Fishing industry in New Zealand

As with other countries, New Zealand’s 200 nautical miles exclusive economic zone gives its fishing industry special fishing rights.[1] It covers 4.1 million square kilometres. This is the sixth largest zone in the world, and is fourteen times the land area of New Zealand itself.[2][3]

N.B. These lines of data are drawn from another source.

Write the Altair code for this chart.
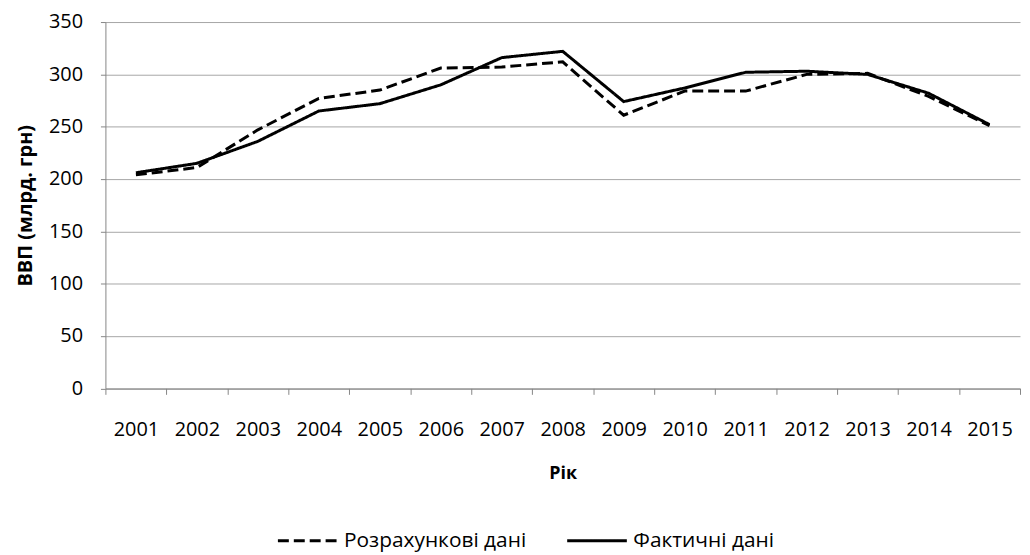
import altair as alt
import pandas as pd

years = [str(y) for y in range(2001, 2016)]
calculated = [204, 211, 247, 277, 285, 306, 307, 312, 261, 284, 284, 300, 301, 279, 251]
actual = [206, 215, 236, 265, 272, 290, 316, 322, 274, 287, 302, 303, 300, 282, 252]
series_names = ["Розрахункові дані", "Фактичні дані"]
y_ticks = [0, 50, 100, 150, 200, 250, 300, 350]

rows = []
for yr, c, a in zip(years, calculated, actual):
    rows.append({"year": yr, "value": c, "series": series_names[0]})
    rows.append({"year": yr, "value": a, "series": series_names[1]})
df = pd.DataFrame(rows)

FONT = "Open Sans"
AXIS_GRAY = "#868686"
GRID_GRAY = "#a6a6a6"

chart = alt.Chart(df).mark_line(color="black", strokeWidth=3).encode(
    x=alt.X(
        "year:O",
        bandPosition=0.5,
        scale=alt.Scale(type="band", paddingInner=0, paddingOuter=0),
        axis=alt.Axis(
            title="Рік",
            tickBand="extent",
            labelAngle=0,
            labelPadding=25,
            tickSize=6,
            titlePadding=26,
            titleFontSize=18,
            grid=False,
        ),
    ),
    y=alt.Y(
        "value:Q",
        scale=alt.Scale(domain=[0, 350], nice=False),
        axis=alt.Axis(
            title="ВВП (млрд. грн)",
            values=y_ticks,
            tickSize=5,
            labelPadding=18,
            titlePadding=13,
            titleFontSize=20,
            grid=True,
        ),
    ),
    strokeDash=alt.StrokeDash(
        "series:N",
        scale=alt.Scale(domain=series_names, range=[[11, 5], [1, 0]]),
        legend=alt.Legend(
            title=None,
            orient="none",
            direction="horizontal",
            legendX=172,
            legendY=490,
            columnPadding=34,
            symbolType="stroke",
            symbolSize=3600,
            symbolStrokeWidth=3,
            symbolStrokeColor="black",
            labelFont=FONT,
            labelFontSize=21,
            labelColor="#000000",
            labelOffset=5,
            labelLimit=400,
            padding=0,
        ),
    ),
).properties(
    width=920,
    height=368.5,
    padding={"left": 98, "top": 12.5, "right": 2, "bottom": 166},
    autosize="none",
).configure_view(
    stroke=None
).configure_axis(
    domainColor=AXIS_GRAY,
    tickColor=AXIS_GRAY,
    gridColor=GRID_GRAY,
    labelFont=FONT,
    labelFontSize=20,
    labelColor="#000000",
    titleFont=FONT,
    titleFontWeight="bold",
    titleColor="#000000",
)

chart.save("out.html", embed_options={"renderer": "svg", "actions": False})
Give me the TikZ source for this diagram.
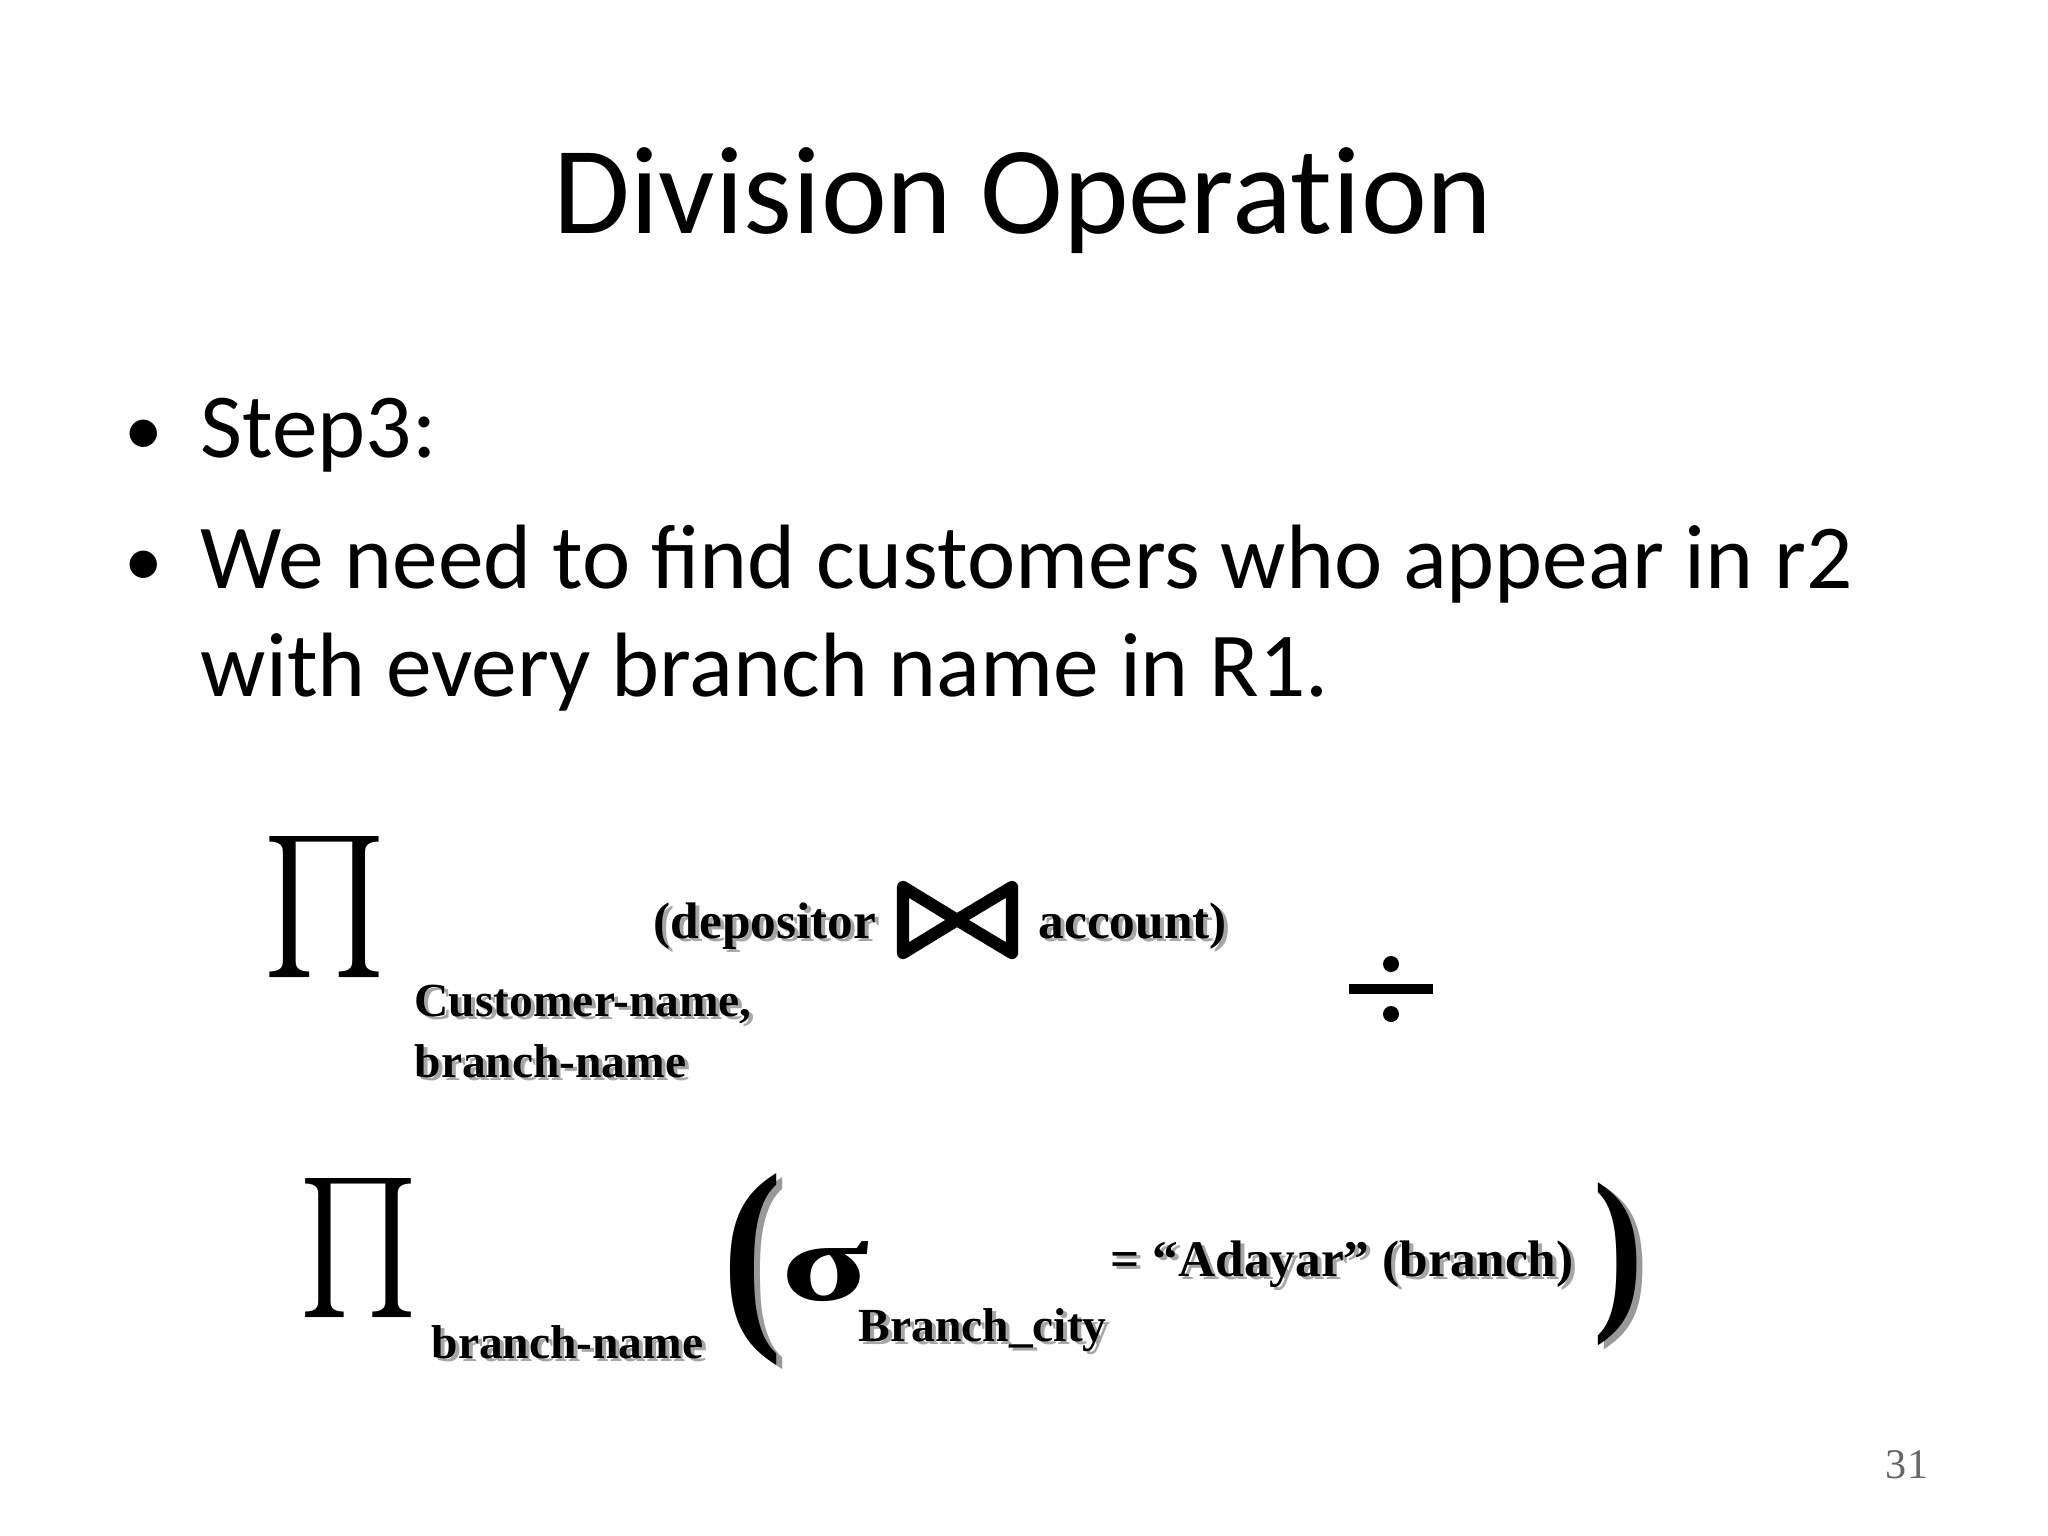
\documentclass[tikz,border=0pt]{standalone}
\usepackage{fontspec}
\setmainfont{Carlito}
\newfontfamily\tnr{Liberation Serif}
\newfontfamily\titlefont[RawFeature={-liga;-dlig;-clig}]{Carlito}
\begin{document}
\begin{tikzpicture}[x=0.01cm,y=-0.01cm,
  ftxt/.style={font=\tnr\bfseries\fontsize{13.5}{16}\selectfont,inner sep=0,anchor=base west},
  fshd/.style={ftxt,text=black!35},
  gtxt/.style={font=\tnr\bfseries\fontsize{14.6}{17}\selectfont,inner sep=0,anchor=base west},
  gshd/.style={gtxt,text=black!35},
  btxt/.style={font=\fontsize{26}{31}\selectfont,inner sep=0,anchor=base west},
  bul/.style={font=\fontsize{22}{26}\selectfont,inner sep=0,anchor=base west}]
\useasboundingbox (0,0) rectangle (2048,1536);
\node[font=\titlefont\fontsize{35.5}{43}\selectfont,inner sep=0,anchor=base] (title) at (1023,233) {Division Operation};
\node[bul] (b1) at (124,455) {•};
\node[btxt] (s1) at (200,457) {Step3:};
\node[bul] (b2) at (124,586) {•};
\node[btxt] (s2) at (200,588) {We need to find customers who appear in r2};
\node[btxt] (s3) at (200,696) {with every branch name in R1.};
% first line
\node[inner sep=0,anchor=north west] (pi1) at (262,836) {\resizebox*{1.24cm}{1.41cm}{$\prod$}};
\node[gshd] at (657,941) {(depositor};
\node[gtxt] (dep) at (653,938) {(depositor};
\begin{scope}[line width=3.5pt,line join=round]
\draw (903,887) -- (903,953) -- (957,920) -- cycle;
\draw (1012,887) -- (1012,953) -- (957,920) -- cycle;
\end{scope}
\node[gshd] at (1042,941) {account)};
\node[gtxt] (acc) at (1038,938) {account)};
\node[fshd] at (418,1019) {Customer-name,};
\node[ftxt] (cn) at (414,1016) {Customer-name,};
\node[fshd] at (418,1080) {branch-name};
\node[ftxt] (bn) at (414,1077) {branch-name};
\fill (1349,984) rectangle (1433,994);
\fill (1391,964) circle (8);
\fill (1391,1014) circle (8);
% second line
\node[inner sep=0,anchor=north west] (pi2) at (298,1178) {\resizebox*{1.2cm}{1.39cm}{$\prod$}};
\node[fshd] at (435,1361) {branch-name};
\node[ftxt] (bn2) at (431,1358) {branch-name};
\node[inner sep=0,anchor=north west,text=black!40] at (728,1177) {\resizebox*{0.6cm}{1.92cm}{\tnr\bfseries(}};
\node[inner sep=0,anchor=north west] (lp) at (722,1173) {\resizebox*{0.6cm}{1.92cm}{\tnr\bfseries(}};
\node[inner sep=0,anchor=north west] (sig) at (781,1241) {\resizebox*{0.88cm}{0.6cm}{\tnr\bfseries σ}};
\node[fshd] at (862,1344) {Branch\_city};
\node[ftxt] (bc) at (858,1341) {Branch\_city};
\node[gshd] at (1114,1279) {= “Adayar” (branch)};
\node[gtxt] (ad) at (1110,1276) {= “Adayar” (branch)};
\node[inner sep=0,anchor=north west,text=black!40] at (1599,1186) {\resizebox*{0.5cm}{1.63cm}{\tnr\bfseries)}};
\node[inner sep=0,anchor=north west] (rp) at (1593,1182) {\resizebox*{0.5cm}{1.63cm}{\tnr\bfseries)}};
\node[font=\tnr\fontsize{12}{14}\selectfont,text=black!60,inner sep=0,anchor=base] (pg) at (1907,1478) {31};
\end{tikzpicture}
\end{document}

Sea floor map around New Zealand.

The New Zealand zone has a rich and unusually complex underwater topography. Over 15,000 marine species are known to live there, about ten percent of the world's diversity. Many of these are migratory species, but New Zealand's isolation means also that many of the marine species are unique to New Zealand.[4]

Statistics

New Zealand's wild fisheries captured 441,000 tonnes and earned over NZ$1 billion in exports in the fishing year 2006/07. The aquaculture of mussels, salmon and oysters earned another $226 million. This made seafood the country’s fifth largest export earner.[5]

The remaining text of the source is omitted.